Toutefois, « lorsque le conservatoire procède à l'intégration dans le domaine public de biens immobiliers occupés et mis en valeur par un exploitant déjà présent sur les lieux en vertu d'un bail rural en cours de validité, ce bail constitue, jusqu'à son éventuelle dénonciation, un titre d'occupation de ce domaine qui fait obstacle à ce que cet exploitant soit expulsé ou poursuivi au titre d'une contravention de grande voirie pour s'être maintenu sans droit ni titre sur le domaine public. Ce contrat ne peut, en revanche, une fois ces biens incorporés au domaine public, conserver un caractère de bail rural en tant qu'il comporte des clauses incompatibles avec la domanialité publique ».
« Il s'ensuit qu'après l'incorporation au domaine public de terres mises en valeur par un exploitant, le conservatoire peut décider de dénoncer le bail rural qui n'était pas encore parvenu à expiration, pour mettre fin à cette occupation et priver par conséquent l'exploitant du droit et du titre d'occupation procédant de ce bail. Dans l'hypothèse où, après cette dénonciation, le conservatoire considère que l'usage des biens relevant de son domaine propre peut être associé à une exploitation agricole, il peut alors proposer de conclure avec ce même exploitant, qui dispose pour la poursuite de son activité d'une priorité en vertu des dispositions de l'article L. 322-9 […], ou, en l'absence d'accord avec celui-ci, avec un autre exploitant, une convention d'usage temporaire et spécifique qui, en vertu des dispositions de cet article, et ainsi qu'il est dit […], permet un usage des terres compatible avec les missions confiées à l'établissement public, notamment la sauvegarde du littoral, le respect des équilibres écologiques et la préservation des sites naturels, ainsi que, le cas échéant, avec le plan de gestion élaboré à cette fin en application de l'article R. 322-13 du même code. Dans le cas où le bail conclu antérieurement à l'incorporation n'est pas dénoncé et au plus tard jusqu'à sa prochaine échéance - date à laquelle, en tout état de cause, le régime de la domanialité publique fait obstacle à ce qu'il puisse être renouvelé -, il est loisible au conservatoire de laisser l'occupant, en vertu du titre dont il dispose et qui procède du bail initial, poursuivre à titre précaire cette occupation associée à une exploitation agricole, en se fondant sur les clauses de ce bail qui ne sont pas incompatibles avec la domanialité publique et les missions confiées au conservatoire. Dans tous les cas, une exploitation agricole des biens incorporés au domaine propre de l'établissement public qui porte atteinte à l'intégrité ou à la conservation de ce domaine constitue, en vertu de l'article L. 322-10-4 du code de l'environnement […], et sans préjudice des sanctions pénales encourues, une contravention de grande voirie qu'il appartient au Conservatoire de l'espace littoral et des rivages lacustres de constater, réprimer et poursuivre par voie administrative ».

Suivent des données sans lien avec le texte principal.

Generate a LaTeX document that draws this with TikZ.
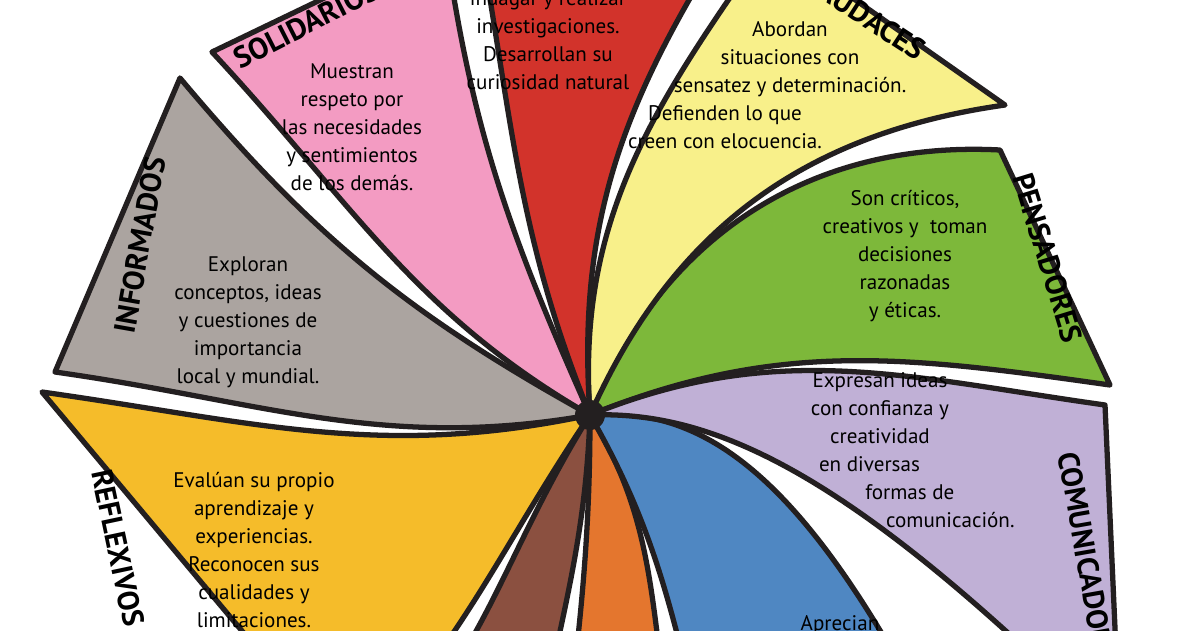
\documentclass[tikz,border=0pt]{standalone}
\usepackage{fontspec}
\setmainfont{PT Sans}
\usetikzlibrary{calc}
\definecolor{cgreen}{HTML}{7DB83A}
\definecolor{cyellow}{HTML}{F8F08A}
\definecolor{cred}{HTML}{D2332B}
\definecolor{cpink}{HTML}{F39BC2}
\definecolor{cgray}{HTML}{ABA4A0}
\definecolor{corye}{HTML}{F5BC2A}
\definecolor{cbrown}{HTML}{8B5040}
\definecolor{corange}{HTML}{E4762E}
\definecolor{cblue}{HTML}{4F87C2}
\definecolor{cpurple}{HTML}{C0B0D6}
\definecolor{outl}{HTML}{231F20}
\begin{document}
\begin{tikzpicture}[x=0.02cm,y=0.02cm,
  petal/.style={draw=outl,line width=3pt,line join=round},
  body/.style={font=\fontsize{12}{16}\selectfont,align=center,text=black},
  ttl/.style={font=\fontsize{17}{17}\selectfont\bfseries,text=black}]
\useasboundingbox (0,0) rectangle (1200,-630);
\clip (0,0) rectangle (1200,-630);
\fill[white] (0,0) rectangle (1200,-630);
\coordinate (C) at (590,-415);
% petal: color, cw start, cw end heading, cw corner, ccw corner, ccw start, ccw end heading
\def\petal#1#2#3#4#5#6#7{%
  \filldraw[petal,fill=#1] (C) to[out=#2,in=#3+180] #4 -- #5 to[out=#7+180,in=#6] (C);}
\petal{cgreen}{22}{-8}{(1110,-385)}{(1000,-150)}{68}{-3}
\petal{cyellow}{66}{8}{(1005,-105)}{(770,60)}{94}{55}
\petal{cred}{94}{58}{(725,60)}{(480,60)}{112}{100}
\petal{cpink}{114}{98}{(445,60)}{(212,-52)}{150}{133}
\petal{cgray}{151}{130}{(180,-78)}{(55,-372)}{190}{172}
\petal{corye}{192}{172}{(42,-392)}{(350,-760)}{236}{226}
\petal{cbrown}{238}{228}{(385,-760)}{(528,-800)}{268}{262}
\petal{corange}{270}{264}{(560,-800)}{(690,-800)}{-58}{-72}
\filldraw[petal,fill=cblue] (C) to[out=-60,in=106] (720,-800) -- (930,-720)
  .. controls (800,-470) and (700,-405) .. (C);
\filldraw[petal,fill=cpurple] (C) .. controls (720,-410) and (860,-480) .. (1120,-740)
  -- (1105,-405) to[out=172,in=22] (C);
\fill[outl] (C) circle (15);
% texts
\node[body] (tred) at (548,-40) {indagar y realizar\\investigaciones.\\Desarrollan su\\curiosidad natural};
\node[body] (tyel) at (790,-85) {Abordan\\situaciones con\\sensatez y determinación.\\\hspace*{-74pt}Defienden lo que\\\hspace*{-74pt}creen con elocuencia.};
\node[body] (tpink) at (352,-127) {Muestran\\respeto por\\las necesidades\\y sentimientos\\de los demás.};
\node[body] (tgray) at (248,-322) {Exploran\\conceptos, ideas\\y cuestiones de\\importancia\\local y mundial.};
\node[body] (tgreen) at (905,-256) {Son críticos,\\creativos y \ toman\\decisiones\\razonadas\\y éticas.};
\node[body] (tpurp) at (880,-450) {Expresan ideas\\con confianza y\\creatividad\\\hspace*{-12pt}en diversas\\\hspace*{34pt}formas de\\\hspace*{80pt}comunicación.};
\node[body] (tory) at (254,-550) {Evalúan su propio\\aprendizaje y\\experiencias.\\Reconocen sus\\cualidades y\\limitaciones.};
\node[body] (tblue) at (840,-625) {Aprecian};
% titles
\node[ttl,rotate=27] (hsol) at (306,-24) {SOLIDARIOS};
\node[ttl,rotate=80] (hinf) at (140,-245) {INFORMADOS};
\node[ttl,rotate=-78] (href) at (118,-548) {REFLEXIVOS};
\node[ttl,rotate=-73] (hpen) at (1048,-258) {PENSADORES};
\node[ttl,rotate=-80] (hcom) at (1088,-565) {COMUNICADORES};
\node[ttl,rotate=-33] (haud) at (872,-20) {AUDACES};
\end{tikzpicture}
\end{document}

Dès lors, « en jugeant, sur la base des faits rappelés […], qu'elle a souverainement appréciés sans les entacher de dénaturation, et par un arrêt qui est suffisamment motivé et qui n'avait d'ailleurs pas, au regard de la motivation retenue, à se prononcer sur la question d'une identité de litige entre celui soumis au tribunal paritaire des baux ruraux de Tarascon et celui relevant du tribunal administratif de Marseille, que le bail rural de M. A., dont la validité a été reconnue jusqu'au 30 mars 2022 par un jugement du 15 mai 2019 du tribunal paritaire des baux ruraux, ne pouvait, en dépit d'une vaine invitation adressée par le conservatoire à M. A... à signer une convention d'usage temporaire et spécifique au cours de l'année 2014, être regardé comme dénoncé à la date d'établissement du procès-verbal d'infraction du 28 mars 2018 et que, par suite, M. A., exploitant présent sur les lieux à la date d'incorporation des parcelles du domaine du Taxil dans le domaine public du conservatoire, ne pouvait être regardé à la date de ce procès-verbal, faute de dénonciation par le conservatoire du contrat de bail qui le liait à M. A., comme un occupant sans droit ni titre de ce domaine, la cour administrative d'appel, qui n'avait d'ailleurs pas à rechercher si le conservatoire avait l'intention de lui octroyer un tel droit dès lors qu'il lui appartenait le cas échéant d'en constater elle-même l'existence, n'a pas commis d'erreur de droit ni d'erreur de qualification juridique des faits. Elle n'a pas davantage commis d'erreur de droit en jugeant qu'à compter du 1er janvier 2017 et jusqu'à son expiration, ce bail dont elle n'a d'ailleurs pas, contrairement à ce qui est soutenu, considéré, en vertu du régime de la novation prévu aux articles 1329 et suivants du code civil, que s'y était substituée une convention d'usage temporaire et spécifique établie conformément aux dispositions de l'article L. 322-9 du code de l'environnement, a pu néanmoins, jusqu'à sa dénonciation ou son expiration, conférer à son titulaire un droit d'occupation et d'usage précaire sur cette partie du domaine public du conservatoire. Le Conservatoire de l'espace littoral et des rivages lacustres n'est, par suite, pas fondé à demander l'annulation de l'arrêt qu'il attaque ».